↓↓↓
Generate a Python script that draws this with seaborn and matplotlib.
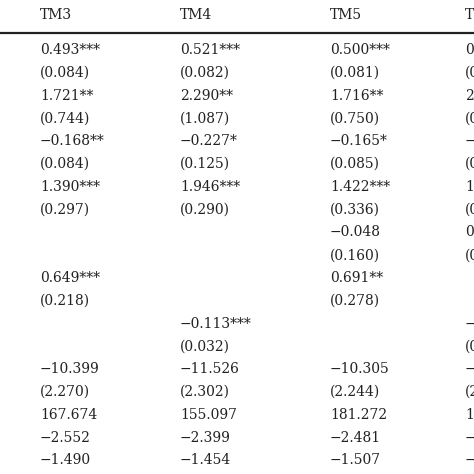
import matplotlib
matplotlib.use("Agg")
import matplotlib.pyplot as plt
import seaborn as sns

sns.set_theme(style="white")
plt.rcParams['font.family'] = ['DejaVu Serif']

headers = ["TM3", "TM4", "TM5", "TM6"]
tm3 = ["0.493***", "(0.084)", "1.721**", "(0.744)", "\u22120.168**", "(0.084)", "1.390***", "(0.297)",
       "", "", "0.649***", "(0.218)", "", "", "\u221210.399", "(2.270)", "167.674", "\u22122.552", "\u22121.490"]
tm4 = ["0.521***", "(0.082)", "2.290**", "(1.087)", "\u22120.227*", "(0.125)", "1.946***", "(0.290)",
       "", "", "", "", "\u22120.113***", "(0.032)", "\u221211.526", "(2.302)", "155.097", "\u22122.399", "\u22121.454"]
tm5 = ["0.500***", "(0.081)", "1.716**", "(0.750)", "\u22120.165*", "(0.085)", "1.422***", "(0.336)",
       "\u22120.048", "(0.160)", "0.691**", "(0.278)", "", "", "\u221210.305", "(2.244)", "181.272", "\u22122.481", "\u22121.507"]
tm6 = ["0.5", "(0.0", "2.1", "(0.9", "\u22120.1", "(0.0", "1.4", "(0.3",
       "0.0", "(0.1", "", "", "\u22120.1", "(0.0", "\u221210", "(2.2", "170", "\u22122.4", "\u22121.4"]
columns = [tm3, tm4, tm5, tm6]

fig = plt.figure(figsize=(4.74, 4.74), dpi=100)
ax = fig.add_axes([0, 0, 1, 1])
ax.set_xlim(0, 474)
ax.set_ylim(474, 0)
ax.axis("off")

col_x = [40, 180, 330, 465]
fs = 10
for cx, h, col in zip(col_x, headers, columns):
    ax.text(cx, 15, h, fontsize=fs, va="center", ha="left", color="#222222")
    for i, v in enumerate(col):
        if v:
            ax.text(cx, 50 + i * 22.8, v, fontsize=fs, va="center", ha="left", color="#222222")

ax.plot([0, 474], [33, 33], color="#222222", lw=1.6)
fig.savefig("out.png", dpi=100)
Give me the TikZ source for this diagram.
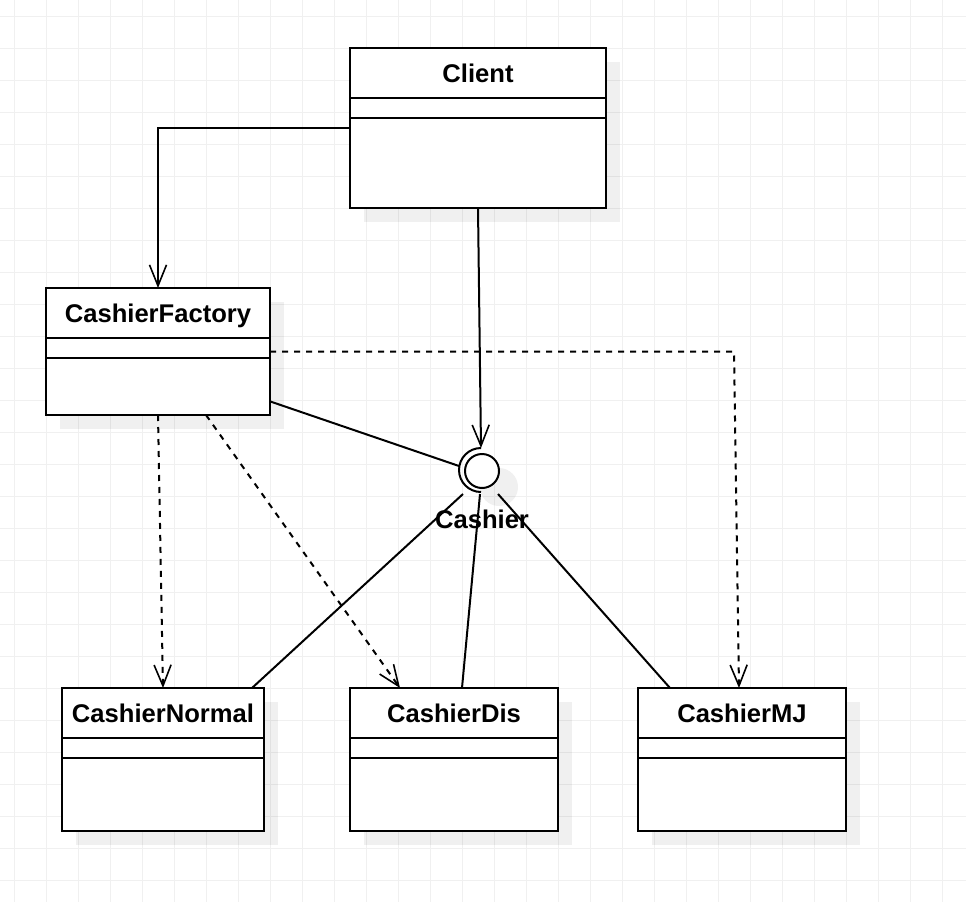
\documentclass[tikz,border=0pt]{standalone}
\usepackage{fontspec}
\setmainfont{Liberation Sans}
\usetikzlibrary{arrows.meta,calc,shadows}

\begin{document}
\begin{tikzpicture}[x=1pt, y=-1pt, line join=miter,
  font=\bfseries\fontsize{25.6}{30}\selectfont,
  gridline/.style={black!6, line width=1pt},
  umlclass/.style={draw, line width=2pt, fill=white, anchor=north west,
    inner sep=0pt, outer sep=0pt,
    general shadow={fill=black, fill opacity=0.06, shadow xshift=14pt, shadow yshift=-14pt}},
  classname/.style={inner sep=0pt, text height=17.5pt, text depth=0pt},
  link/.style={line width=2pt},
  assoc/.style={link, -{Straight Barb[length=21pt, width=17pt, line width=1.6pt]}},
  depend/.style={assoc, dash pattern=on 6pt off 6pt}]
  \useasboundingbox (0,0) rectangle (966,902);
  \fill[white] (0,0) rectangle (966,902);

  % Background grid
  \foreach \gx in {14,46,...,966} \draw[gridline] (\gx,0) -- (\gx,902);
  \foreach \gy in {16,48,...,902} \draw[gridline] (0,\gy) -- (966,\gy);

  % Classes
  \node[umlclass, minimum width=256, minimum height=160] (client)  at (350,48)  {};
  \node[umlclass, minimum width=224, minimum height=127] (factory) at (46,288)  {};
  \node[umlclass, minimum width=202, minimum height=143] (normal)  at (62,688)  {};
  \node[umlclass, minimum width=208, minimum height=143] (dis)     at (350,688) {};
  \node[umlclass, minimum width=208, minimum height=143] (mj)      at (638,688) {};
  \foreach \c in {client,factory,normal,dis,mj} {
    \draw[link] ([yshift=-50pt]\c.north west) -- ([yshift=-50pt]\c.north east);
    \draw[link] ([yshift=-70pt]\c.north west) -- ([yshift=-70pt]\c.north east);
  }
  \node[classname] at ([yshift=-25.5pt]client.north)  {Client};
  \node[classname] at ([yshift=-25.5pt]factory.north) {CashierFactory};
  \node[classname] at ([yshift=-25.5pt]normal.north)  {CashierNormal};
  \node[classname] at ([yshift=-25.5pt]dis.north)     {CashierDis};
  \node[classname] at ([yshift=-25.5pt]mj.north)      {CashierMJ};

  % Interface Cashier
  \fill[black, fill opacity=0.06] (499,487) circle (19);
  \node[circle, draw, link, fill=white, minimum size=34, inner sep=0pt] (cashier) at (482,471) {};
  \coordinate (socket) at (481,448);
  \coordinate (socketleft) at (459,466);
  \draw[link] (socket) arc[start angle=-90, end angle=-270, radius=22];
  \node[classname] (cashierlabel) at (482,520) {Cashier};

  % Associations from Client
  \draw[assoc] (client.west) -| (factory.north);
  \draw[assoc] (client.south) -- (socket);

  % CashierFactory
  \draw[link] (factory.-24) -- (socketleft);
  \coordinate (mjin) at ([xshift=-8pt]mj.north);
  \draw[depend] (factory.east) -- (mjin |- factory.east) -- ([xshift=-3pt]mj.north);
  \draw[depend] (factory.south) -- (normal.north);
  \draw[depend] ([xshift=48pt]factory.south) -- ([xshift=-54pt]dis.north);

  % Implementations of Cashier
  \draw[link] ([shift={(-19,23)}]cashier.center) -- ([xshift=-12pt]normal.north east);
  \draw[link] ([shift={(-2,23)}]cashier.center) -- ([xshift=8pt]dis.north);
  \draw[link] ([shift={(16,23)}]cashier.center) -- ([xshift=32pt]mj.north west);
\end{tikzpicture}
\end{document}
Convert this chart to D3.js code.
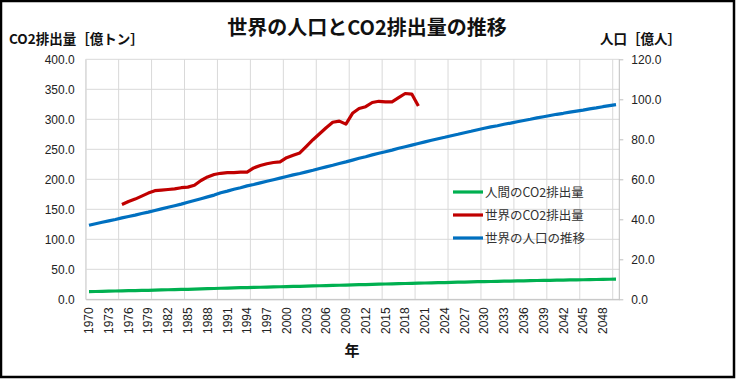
↑↑↑
» **DIRECTION**:
Output the records above as they stand, from the first line to the line with "plt.rcParams['font.family'] = ['DejaVu", inclusive, and exclude the pictures.

» **SOLUTION TO THIS TASK**:
Generate a Python script that draws this with seaborn and matplotlib.
import matplotlib
matplotlib.use("Agg")
import matplotlib.pyplot as plt
import seaborn as sns

sns.set_theme(style="white")
plt.rcParams['font.family'] = ['DejaVu Serif']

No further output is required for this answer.